Gardening Update: Green paths to autumn
THERE was a time when labour was cheap enough for garden paths to be made of sand, the ideal rooting medium for seedlings and weeds. But the garden boys kept their rakes moving and cleanliness prevailed. Today we have gravel paths which are much easier to maintain and residual weedkillers, containing Simazine and Atrazine, could keep the paths clear for the better part of the growing season. But both weedkillers are being withdrawn and stocks have to be used up or safely disposed off by 1 September 1993. Lovers of clean gravel paths will either have to settle for the 'green solution' and keep busy, or try less effective and more expensive chemical treatments.

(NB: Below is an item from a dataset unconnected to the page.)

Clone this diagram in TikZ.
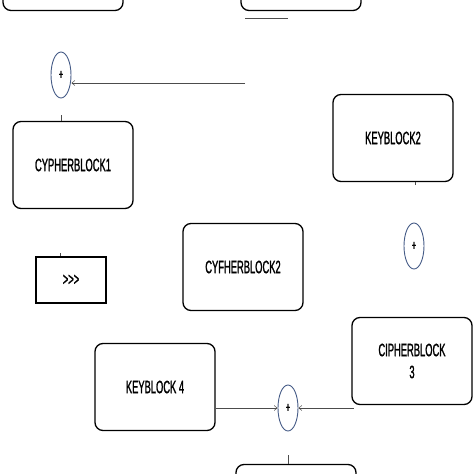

Going 'green' usually means a little-and-often approach to a problem. On paths this applies to autumn leaves just as much as to summer weeds. If you allow leaves to sit thickly on gravel paths for long, you encourage the worms to surface and drag them below. Along with the worms come casts of soil, and soon that immaculate gravel is topped with a seedbed for any passing weed. It is better to rake up leaves on gravel paths fairly often: sadly, going 'green' and laissez-faire gardening do not always make a marriage of convenience.

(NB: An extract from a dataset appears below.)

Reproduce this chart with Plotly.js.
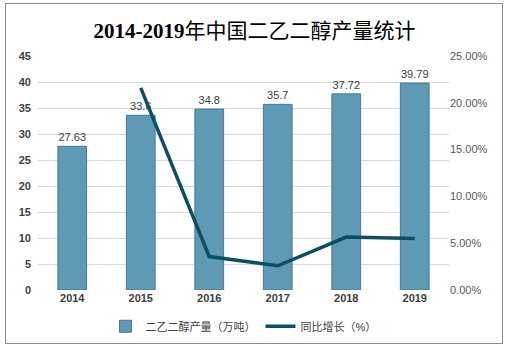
<!DOCTYPE html>
<html><head><meta charset="utf-8">
<script src="https://cdn.plot.ly/plotly-3.0.1.min.js"></script>
<style>html,body{margin:0;padding:0;background:#fff;}#frame{position:absolute;left:5px;top:3px;width:496px;height:339px;border:1px solid #8c8c8c;pointer-events:none;z-index:10;}#chart{position:absolute;left:0;top:0;width:509px;height:358px;}</style>
</head><body>
<div id="chart"></div><div id="frame"></div>
<script>
const years = ['2014','2015','2016','2017','2018','2019'];
const output = [27.63, 33.6, 34.8, 35.7, 37.72, 39.79];
const outputLabels = ['27.63','33.6','34.8','35.7','37.72','39.79'];
const growthYears = ['2015','2016','2017','2018','2019'];
const growth = [0.216, 0.0357, 0.0259, 0.0566, 0.0549];

const cjk = 'Liberation Sans, Noto Sans CJK SC, sans-serif';
const data = [
  {type:'bar', x:years, y:output, name:'二乙二醇产量（万吨）', width:0.42,
   marker:{color:'#5e9ab6', line:{color:'#4a7a90', width:1}},
   text:outputLabels, textposition:'outside', cliponaxis:false,
   textfont:{family:cjk, size:11, color:'#404040'}},
  {type:'scatter', mode:'lines', x:growthYears, y:growth, yaxis:'y2', name:'同比增长（%）',
   line:{color:'#0b4f63', width:3.5}}
];
const layout = {
  width:509, height:358,
  margin:{l:38, r:60, t:56, b:68},
  paper_bgcolor:'#fff', plot_bgcolor:'#fff',
  title:{text:'<b>2014-2019</b>年中国二乙二醇产量统计', font:{family:'Liberation Serif, Noto Sans CJK SC, serif', size:21, color:'#000'}, x:0.5, xanchor:'center', y:0.915, yanchor:'middle', yref:'container'},
  xaxis:{type:'category', showgrid:false, zeroline:false, showline:false, ticks:'',
    tickfont:{family:cjk, size:11, color:'#404040', weight:'bold'}},
  yaxis:{range:[0,45], dtick:5, gridcolor:'#d9d9d9', gridwidth:1, zeroline:false, showline:false,
    tickfont:{family:cjk, size:11, color:'#404040', weight:'bold'}, ticklabelstandoff:6},
  yaxis2:{range:[0,0.25], dtick:0.05, tickformat:'.2%', overlaying:'y', side:'right', showgrid:false, zeroline:false,
    tickfont:{family:cjk, size:11, color:'#595959'}},
  bargap:0.58,
  showlegend:true,
  legend:{orientation:'h', x:0.5, xanchor:'center', y:-0.155, yanchor:'middle',
    font:{family:cjk, size:11, color:'#404040'}, itemwidth:30},
  font:{family:cjk}
};
Plotly.newPlot('chart', data, layout, {displayModeBar:false, staticPlot:true});
</script>
</body></html>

Weather permitting, leaf fall can be staggered by planting the right species. Ignore the usual Japanese maples, but try the related vine maple, Acer circinatum, or the Amur maple Acer ginnala. Both are small trees and colour well at the first hint of autumn. The ironwood tree, Parrotia persica, manages to stay colourful throughout the season and bears every colour of the season simultaneously, from green and yellow to cream, orange and scarlet. The Italian alder, Alnus cordata, stays glossy racing green until mid-December; as the leaves fall its pairs of hanging cones are revealed.